BURIED PIRATE TREASURE, WISECRACKING KELLAND HEROINE LEAD TO ROMANCE, ADVENTURE & MURDER IN THIS EXCITING KELLAND NOVEL SET ON PROHIBITION-ERA LONG ISLAND!

"A refreshing, entertaining story written by a master storytellers, and one of Kelland's best novels," Allentown Call-Leader

"Combines love and mystery in a fast and exciting adventure." Bakersfield Californian

Wisecracking Jane Teach had pirate blood, a take charge attitude and a penchant for sticking her nose in the wrong places. Sober-minded Bill Popple was from one of Long Island's first families, a conservative minded young man who walked the straight and narrow. When they met it was loathing at first sight. Definitely not a match made in heaven. But with six people trying to kill them over a dead bootlegger's lost fortune and a pirate's treasure secretly buried three hundred years ago, they both needed each other.

Among the malefactors, threatening to remove them as impediments::

* Gillan and Quelch Cullover, twins named after famous pirates, who finish each other's sentences in a comical way, but whose ruthless eyes and deeds are anything but humorous.

* Count Van Breslau, a caveman with culture, a body like a Greek god, a musical voice, and a face that would frighten hobgoblins. People are fascinated by him, says Jane Teach, until they wake up with their throats slit.

* Henry Hartman, disagreeable bootlegger with an unsavory reputation, who has just bought a major piece of property on the Long Island sound, surrounded by armed guards who threaten to shoot anyone found on the grounds..

* Ken, the Cullover twins' chef, who serves exquisite cuisine with a murder chaser, and whose skill with a knife is something to watch in and out of the kitchen.

* Alissandro Mehagian, a small, plump stranger from Manhattan with no inhibitions against crime, he had the strongest motive for murder of them all – so why was he the one almost killed as soon as he arrived?

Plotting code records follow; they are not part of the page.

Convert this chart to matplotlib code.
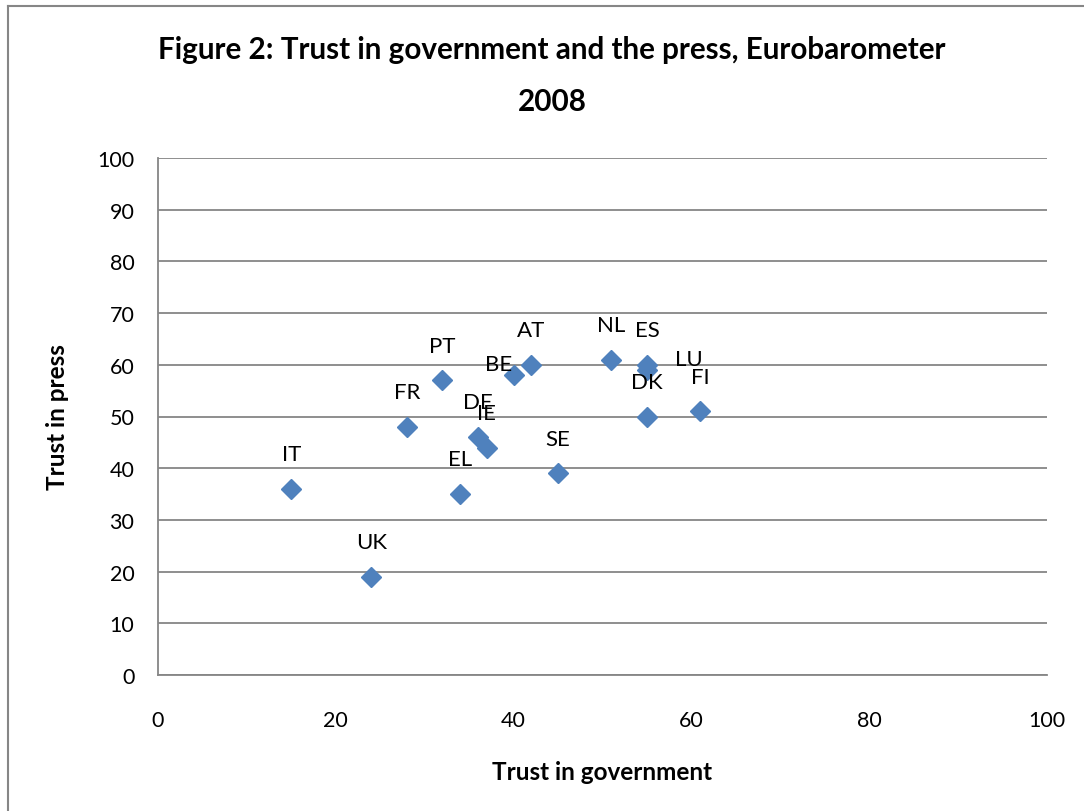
import matplotlib
matplotlib.use("Agg")
import matplotlib.pyplot as plt
from matplotlib.lines import Line2D

countries = ["IT", "UK", "FR", "PT", "EL", "DE", "IE", "BE", "AT", "SE", "NL", "ES", "LU", "DK", "FI"]
trust_gov = [15, 24, 28, 32, 34, 36, 37, 40, 42, 45, 51, 55, 55, 55, 61]
trust_press = [36, 19, 48, 57, 35, 46, 44, 58, 60, 39, 61, 60, 59, 50, 51]
x_ticks = [0, 20, 40, 60, 80, 100]
y_ticks = [0, 10, 20, 30, 40, 50, 60, 70, 80, 90, 100]

label_offsets = {"LU": (30, 8), "BE": (-11, 8)}

plt.rcParams['font.family'] = ['Lato', 'DejaVu Sans']

W, H = 1084, 812
fig = plt.figure(figsize=(W / 100, H / 100), dpi=100)
ax = fig.add_axes([158 / W, 1 - 676 / H, (1047 - 158) / W, (676 - 159) / H])

grid_col = "#868686"
ax.set_xlim(0, 100)
ax.set_ylim(0, 100)
ax.set_xticks(x_ticks)
ax.set_yticks(y_ticks)
ax.yaxis.grid(True, color=grid_col, linewidth=1.3)
ax.set_axisbelow(True)
for s in ["top", "right"]:
    ax.spines[s].set_visible(False)
for s in ["left", "bottom"]:
    ax.spines[s].set_color(grid_col)
    ax.spines[s].set_linewidth(1.3)
ax.tick_params(axis="both", length=0, labelsize=15.5, colors="black")
ax.tick_params(axis="x", pad=25)
ax.tick_params(axis="y", pad=17)

ax.plot(trust_gov, trust_press, linestyle="none", marker="D", markersize=10.5,
        color="#4F81BD", markeredgecolor="#4F81BD", zorder=3)

for c, xv, yv in zip(countries, trust_gov, trust_press):
    off = label_offsets.get(c, (0, 25))
    ax.annotate(c, (xv, yv), xytext=off, textcoords="offset points",
                ha="center", va="center", fontsize=16, zorder=4)

ax.set_xlabel("Trust in government", fontsize=17.5, fontweight="bold", labelpad=22)
ax.set_ylabel("Trust in press", fontsize=17.5, fontweight="bold", labelpad=20)

fig.text(552 / W, 1 - 50 / H, "Figure 2: Trust in government and the press, Eurobarometer",
         ha="center", va="center", fontsize=21.3, fontweight="bold")
fig.text(552 / W, 1 - 102 / H, "2008", ha="center", va="center", fontsize=21.3, fontweight="bold")

# chart border (left and top visible)
fig.add_artist(Line2D([8 / W, 8 / W], [0, 1 - 7 / H], transform=fig.transFigure,
                      color=grid_col, linewidth=1.5))
fig.add_artist(Line2D([8 / W, 1], [1 - 7 / H, 1 - 7 / H], transform=fig.transFigure,
                      color=grid_col, linewidth=1.5))

fig.savefig("out.png", dpi=100)
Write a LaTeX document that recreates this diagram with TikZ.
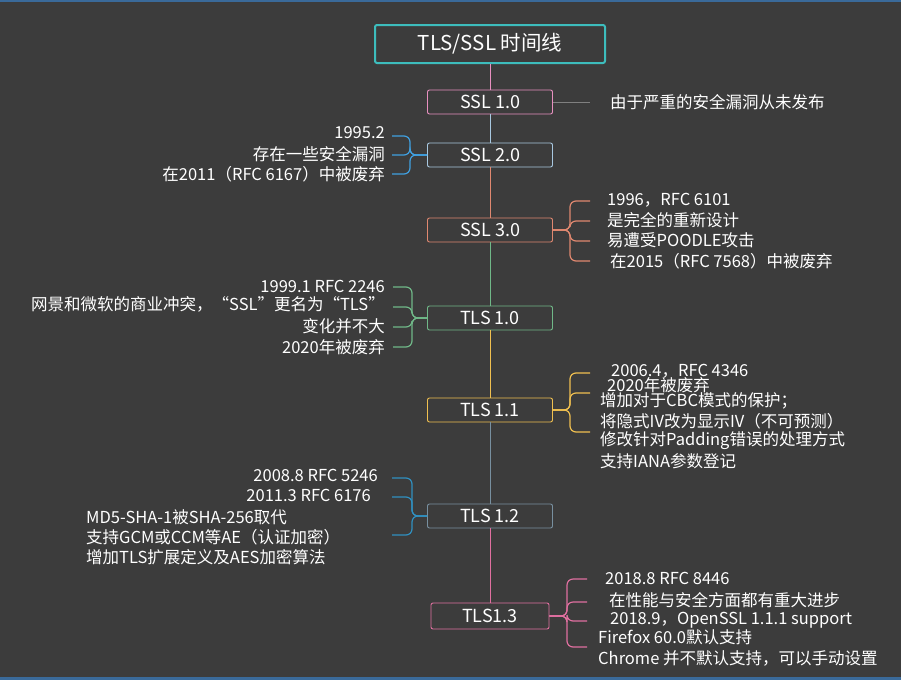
\documentclass[tikz,border=0pt]{standalone}
\usepackage{fontspec}
\setmainfont{Noto Sans CJK SC}
\definecolor{bg}{HTML}{3C3C3C}
\definecolor{cteal}{HTML}{3DBDBD}
\definecolor{cpink}{HTML}{E890C0}
\definecolor{clblue}{HTML}{A8C8E0}
\definecolor{cblue}{HTML}{40A0E0}
\definecolor{corange}{HTML}{E08870}
\definecolor{cgreen}{HTML}{70B888}
\definecolor{cyel}{HTML}{F0C050}
\definecolor{cgray}{HTML}{7890A0}
\definecolor{cblue2}{HTML}{3090C0}
\definecolor{cpink2}{HTML}{E070A0}
\definecolor{edge}{HTML}{3A6A9A}
\begin{document}
\begin{tikzpicture}[x=1pt,y=-1pt,
  ver/.style={draw,rounded corners=2pt,minimum width=125pt,minimum height=24pt,inner sep=0pt,text=white,font=\fontsize{18}{20}\selectfont,line width=0.9pt},
  txt/.style={text=white,font=\fontsize{16.5}{18}\selectfont,inner sep=0pt},
  br/.style={rounded corners=6pt,line width=1.2pt}]
\fill[bg] (0,0) rectangle (901,680);
\fill[edge] (0,0) rectangle (901,2);
\fill[edge] (0,677) rectangle (901,680);
\node[draw=cteal,line width=2pt,rounded corners=2pt,minimum width=230pt,minimum height=38pt,inner sep=0pt,text=white,font=\fontsize{20.5}{22}\selectfont] (t) at (490,44) {TLS/SSL 时间线};
\node[ver,draw=cpink] (s1) at (490,102) {SSL 1.0};
\node[ver,draw=clblue] (s2) at (490,155) {SSL 2.0};
\node[ver,draw=corange] (s3) at (490,230) {SSL 3.0};
\node[ver,draw=cgreen] (t0) at (490,318) {TLS 1.0};
\node[ver,draw=cyel] (t1) at (490,410) {TLS 1.1};
\node[ver,draw=cgray] (t2) at (490,516) {TLS 1.2};
\node[ver,draw=cpink2,minimum width=118pt,minimum height=26pt] (t3) at (490,616) {TLS1.3};
\draw[cpink,line width=1pt] (t) -- (s1);
\draw[clblue,line width=1pt] (s1) -- (s2);
\draw[corange,line width=1pt] (s2) -- (s3);
\draw[cgreen,line width=1pt] (s3) -- (t0);
\draw[cyel,line width=1pt] (t0) -- (t1);
\draw[cgray,line width=1pt] (t1) -- (t2);
\draw[cpink2,line width=1pt] (t2) -- (t3);
% SSL 1.0
\coordinate (a1) at (590,102);
\draw[gray,line width=1pt] (s1.east) -- (a1);
\node[txt,anchor=west] at (610,102) {由于严重的安全漏洞从未发布};
% SSL 2.0
\foreach \y in {136,155,174}{\draw[br,cblue] (s2.west) -- (410,155) |- (392,\y);}
\node[txt,anchor=east] at (385,133) {1995.2};
\node[txt,anchor=east] at (385,154) {存在一些安全漏洞};
\node[txt,anchor=east] at (385,174) {在2011（RFC 6167）中被废弃};
% SSL 3.0
\foreach \y in {201,221,241,261}{\draw[br,corange] (s3.east) -- (570,230) |- (590,\y);}
\node[txt,anchor=west] at (607,200) {1996，RFC 6101};
\node[txt,anchor=west] at (607,220) {是完全的重新设计};
\node[txt,anchor=west] at (607,240) {易遭受POODLE攻击};
\node[txt,anchor=west] at (610,261) {在2015（RFC 7568）中被废弃};
% TLS 1.0
\foreach \y in {287,307,327,347}{\draw[br,cgreen] (t0.west) -- (412,318) |- (393,\y);}
\node[txt,anchor=east] at (385,286) {1999.1 RFC 2246};
\node[txt,anchor=east] at (385,304) {网景和微软的商业冲突，“SSL”更名为“TLS”};
\node[txt,anchor=east] at (385,326) {变化并不大};
\node[txt,anchor=east] at (385,347) {2020年被废弃};
% TLS 1.1
\foreach \y in {373,393,432}{\draw[br,cyel] (t1.east) -- (570,410) |- (590,\y);}
\node[txt,anchor=west] at (611,371) {2006.4，RFC 4346};
\node[txt,anchor=west] at (607,385) {2020年被废弃};
\node[txt,anchor=west] at (600,401) {增加对于CBC模式的保护；};
\node[txt,anchor=west] at (600,421) {将隐式IV改为显示IV（不可预测）};
\node[txt,anchor=west] at (600,441) {修改针对Padding错误的处理方式};
\node[txt,anchor=west] at (600,461) {支持IANA参数登记};
% TLS 1.2
\foreach \y in {478,497,535}{\draw[br,cblue2] (t2.west) -- (412,516) |- (392,\y);}
\node[txt,anchor=east] at (378,475) {2008.8 RFC 5246};
\node[txt,anchor=east] at (371,495) {2011.3 RFC 6176};
\node[txt,anchor=west] at (86,517) {MD5-SHA-1被SHA-256取代};
\node[txt,anchor=west] at (86,537) {支持GCM或CCM等AE（认证加密）};
\node[txt,anchor=west] at (86,557) {增加TLS扩展定义及AES加密算法};
% TLS 1.3
\foreach \y in {579,602,621,647}{\draw[br,cpink2] (t3.east) -- (567,616) |- (587,\y);}
\node[txt,anchor=west] at (605,578) {2018.8 RFC 8446};
\node[txt,anchor=west] at (609,600) {在性能与安全方面都有重大进步};
\node[txt,anchor=west] at (610,620) {2018.9，OpenSSL 1.1.1 support};
\node[txt,anchor=west] at (598,637) {Firefox 60.0默认支持};
\node[txt,anchor=west] at (598,658) {Chrome 并不默认支持，可以手动设置};
\end{tikzpicture}
\end{document}
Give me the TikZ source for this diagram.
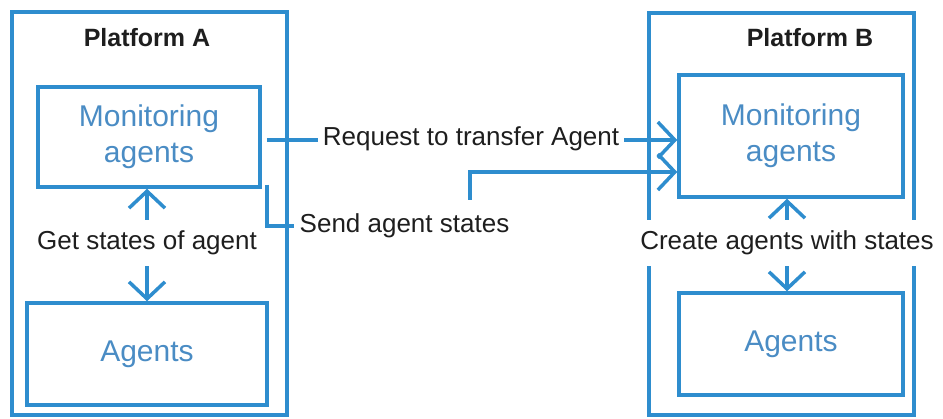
\documentclass[tikz,border=0pt]{standalone}
\usepackage{fontspec}
\setmainfont{Liberation Sans}
\usetikzlibrary{arrows.meta}
\definecolor{lineblue}{RGB}{46,141,206}
\definecolor{textblue}{RGB}{74,140,196}
\definecolor{ink}{RGB}{30,30,30}
\tikzset{
  platform/.style={draw=lineblue,line width=3.5pt,inner sep=0pt},
  unitbox/.style={draw=lineblue,line width=3.5pt,text=textblue,align=center,
    inner sep=0pt,font=\fontsize{30}{36}\selectfont},
  title/.style={text=ink,font=\bfseries\fontsize{25}{30}\selectfont},
  lbl/.style={fill=white,text=ink,font=\fontsize{26}{31}\selectfont,
    inner xsep=5pt,inner ysep=2pt},
  wire/.style={draw=lineblue,line width=3.5pt},
  link/.style={wire,-{Straight Barb[length=17pt,width=36pt]}},
}
\begin{document}
\begin{tikzpicture}[x=1pt,y=-1pt]
\useasboundingbox (0,0) rectangle (943,419);

% platforms
\node[platform,minimum width=275pt,minimum height=403pt] (platA) at (149.5,213.5) {};
\node[platform,minimum width=265pt,minimum height=402pt] (platB) at (781.5,214) {};
\node[title] (titleA) at (147,38) {Platform A};
\node[title] (titleB) at (810,38) {Platform B};

% components
\node[unitbox,minimum width=222pt,minimum height=100pt] (monA) at (149,137) {Monitoring\\agents};
\node[unitbox,minimum width=240pt,minimum height=102pt] (agA) at (147,354) {Agents};
\node[unitbox,minimum width=224pt,minimum height=122pt] (monB) at (791,136) {Monitoring\\agents};
\node[unitbox,minimum width=224pt,minimum height=102pt] (agB) at (791,344) {Agents};

% labels between the boxes of each platform
\node[lbl,inner ysep=11pt] (getLbl) at (147,243) {Get states of agent};
\node[lbl,inner ysep=11pt] (createLbl) at (787,243) {Create agents with states};

\draw[link] (getLbl.north) -- (getLbl.north |- monA.south);
\draw[link] (getLbl.south) -- (getLbl.south |- agA.north);
\draw[link] (createLbl.north) -- (createLbl.north |- monB.south);
\draw[link] (createLbl.south) -- (createLbl.south |- agB.north);

% transfer request
\path (monA.east) ++(5,3) coordinate (reqStart);
\draw[link] (reqStart) -- (reqStart -| monB.west);
\node[lbl] (reqLbl) at (471,139) {Request to transfer Agent};

% agent states
\path (monA.south east) ++(5,-4) coordinate (sendStart);
\coordinate (sendBend) at (470,226);
\coordinate (sendRise) at (470,172);
\draw[link] (sendStart) |- (sendBend) -- (sendRise) -- (sendRise -| monB.west);
\node[lbl,inner xsep=6pt,inner ysep=14pt] (sendLbl) at (404.5,226) {Send agent states};
\end{tikzpicture}
\end{document}
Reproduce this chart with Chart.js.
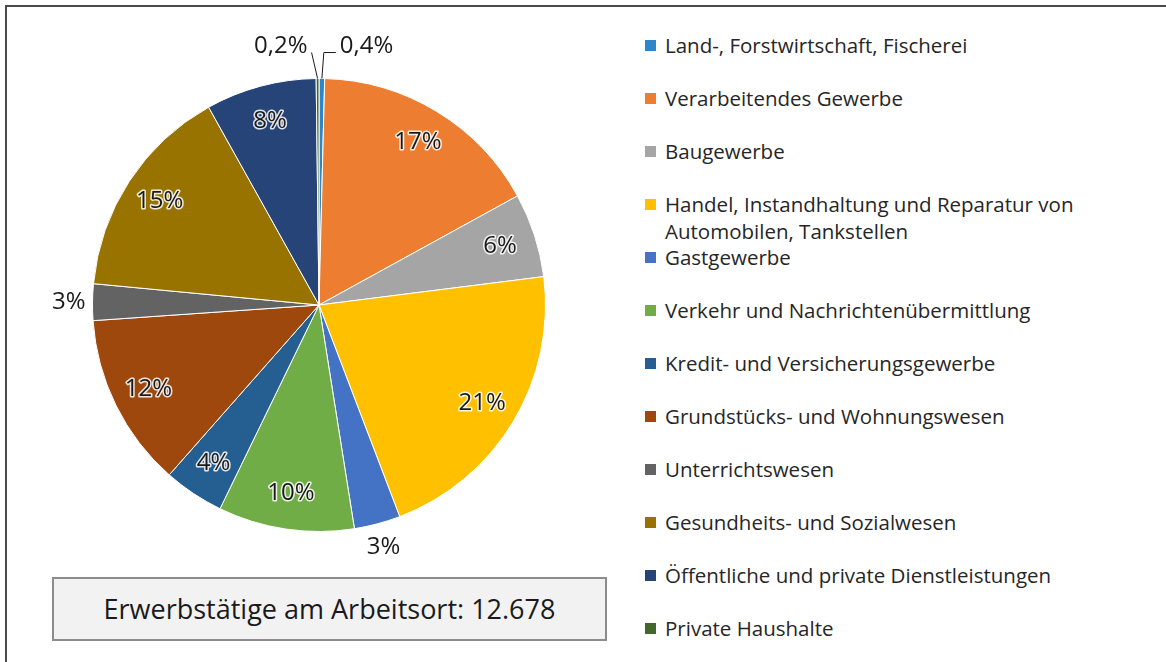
<!DOCTYPE html>
<html>
<head>
<meta charset="utf-8">
<script src="https://cdn.jsdelivr.net/npm/chart.js@4.4.1/dist/chart.umd.min.js"></script>
<style>
  html, body { margin: 0; padding: 0; background: #fff; }
  body { width: 1166px; height: 662px; position: relative; overflow: hidden; font-family: "Open Sans", "Noto Sans", sans-serif; }
  #frame { position: absolute; left: 5px; top: 5px; width: 1200px; height: 700px; border-left: 2px solid #4a4a4a; border-top: 2px solid #4a4a4a; box-sizing: border-box; }
  #pie { position: absolute; left: 0; top: 0; }
  #legend { position: absolute; left: 0; top: 0; }
  .row { position: absolute; left: 645px; line-height: 27px; font-size: 20.5px; color: #262626; white-space: nowrap; }
  .row .sw { position: absolute; left: 0; top: 8px; width: 11px; height: 11px; }
  .row .tx { position: absolute; left: 20px; top: 0; }
  #total { position: absolute; left: 52px; top: 577px; width: 555px; height: 64px; box-sizing: border-box; background: #f2f2f2; border: 2px solid #8c8c8c; font-size: 27px; color: #1a1a1a; text-align: center; line-height: 60px; }
</style>
</head>
<body>
<div id="frame"></div>
<canvas id="pie" width="638" height="575"></canvas>
<div id="legend"></div>
<div id="total">Erwerbstätige am Arbeitsort: 12.678</div>
<script>
// Anteile der Wirtschaftsbereiche (Prozent)
const categories = [
    'Land-, Forstwirtschaft, Fischerei',
    'Verarbeitendes Gewerbe',
    'Baugewerbe',
    'Handel, Instandhaltung und Reparatur von Automobilen, Tankstellen',
    'Gastgewerbe',
    'Verkehr und Nachrichtenübermittlung',
    'Kredit- und Versicherungsgewerbe',
    'Grundstücks- und Wohnungswesen',
    'Unterrichtswesen',
    'Gesundheits- und Sozialwesen',
    'Öffentliche und private Dienstleistungen',
    'Private Haushalte'
];
const legendLines = [
    ['Land-, Forstwirtschaft, Fischerei'],
    ['Verarbeitendes Gewerbe'],
    ['Baugewerbe'],
    ['Handel, Instandhaltung und Reparatur von', 'Automobilen, Tankstellen'],
    ['Gastgewerbe'],
    ['Verkehr und Nachrichtenübermittlung'],
    ['Kredit- und Versicherungsgewerbe'],
    ['Grundstücks- und Wohnungswesen'],
    ['Unterrichtswesen'],
    ['Gesundheits- und Sozialwesen'],
    ['Öffentliche und private Dienstleistungen'],
    ['Private Haushalte']
];
const shares = [0.4, 16.6, 6.0, 21.2, 3.3, 9.7, 4.3, 12.4, 2.6, 15.4, 7.9, 0.2];
const colors = ['#2e86c8','#ed7d31','#a5a5a5','#ffc000','#4472c4','#70ad47','#255e91','#9e480e','#636363','#997300','#264478','#43682b'];

function fmt(v){ return v < 1 ? v.toFixed(1).replace('.', ',') + '%' : Math.round(v) + '%'; }

// legend
(function(){
    const el = document.getElementById('legend');
    el.innerHTML = legendLines.map((lines, i) =>
        `<div class="row" style="top:${45 + i*53 - 13.5}px"><span class="sw" style="background:${colors[i]}"></span><span class="tx">${lines.join('<br>')}</span></div>`
    ).join('');
})();

const sliceLabels = {
    id: 'sliceLabels',
    afterDatasetsDraw(chart){
        const ctx = chart.ctx;
        const meta = chart.getDatasetMeta(0);
        ctx.save();
        ctx.font = '24px "Open Sans", "Noto Sans", sans-serif';
        ctx.textBaseline = 'middle';
        meta.data.forEach((arc, i) => {
            const v = shares[i];
            const p = arc.getProps(['x','y','startAngle','endAngle','outerRadius'], true);
            const mid = (p.startAngle + p.endAngle) / 2;
            const r = p.outerRadius;
            const txt = fmt(v);
            if (v >= 4) {
                const x = p.x + Math.cos(mid) * r * 0.84;
                const y = p.y + Math.sin(mid) * r * 0.84;
                ctx.textAlign = 'center';
                ctx.lineJoin = 'round';
                ctx.strokeStyle = 'rgba(255,255,255,0.85)';
                ctx.lineWidth = 3;
                ctx.strokeText(txt, x, y);
                ctx.fillStyle = '#1a1a1a';
                ctx.fillText(txt, x, y);
            } else if (v >= 1) {
                const x = p.x + Math.cos(mid) * r * 1.105;
                const y = p.y + Math.sin(mid) * r * 1.105;
                ctx.textAlign = 'center';
                ctx.fillStyle = '#1a1a1a';
                ctx.fillText(txt, x, y);
            } else {
                // tiny slices near the top: leader lines
                const ex = p.x + Math.cos(mid) * r;
                const ey = p.y + Math.sin(mid) * r;
                const right = Math.cos(mid) > 0;
                ctx.strokeStyle = '#1a1a1a';
                ctx.lineWidth = 1;
                ctx.beginPath();
                ctx.moveTo(ex, ey);
                if (right) {
                    ctx.lineTo(ex + 2, ey - 26);
                    ctx.lineTo(ex + 14, ey - 26);
                } else {
                    ctx.lineTo(ex - 6, ey - 26);
                }
                ctx.stroke();
                ctx.fillStyle = '#1a1a1a';
                ctx.textAlign = right ? 'left' : 'right';
                ctx.fillText(txt, right ? ex + 18 : ex - 10, ey - 32);
            }
        });
        ctx.restore();
    }
};

new Chart(document.getElementById('pie'), {
    type: 'pie',
    data: { labels: categories, datasets: [{ data: shares, backgroundColor: colors, borderColor: '#ffffff', borderWidth: 1 }] },
    options: {
        responsive: false,
        animation: false,
        layout: { padding: { left: 92, right: 92, top: 78, bottom: 43 } },
        plugins: { legend: { display: false }, tooltip: { enabled: false } }
    },
    plugins: [sliceLabels]
});
</script>
</body>
</html>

First Bill Popple, the muscular serious-minded research student, unearths information which makes the odds high in favor of pirate gold being hidden long ago on what is now Hartman's property. Then Jane Teach, the streamlined girl of ready wit, who seems to know more than Bill does about almost everything, suggests that there may be not one treasure but two, the first one part of her Ancestor's lost loot, the second a bootlegger's ill-gotten gains. Next Jane and Bills discover a corpse lying on a beach near Oxbow Bay with gold pieces sunk into its eye sockets.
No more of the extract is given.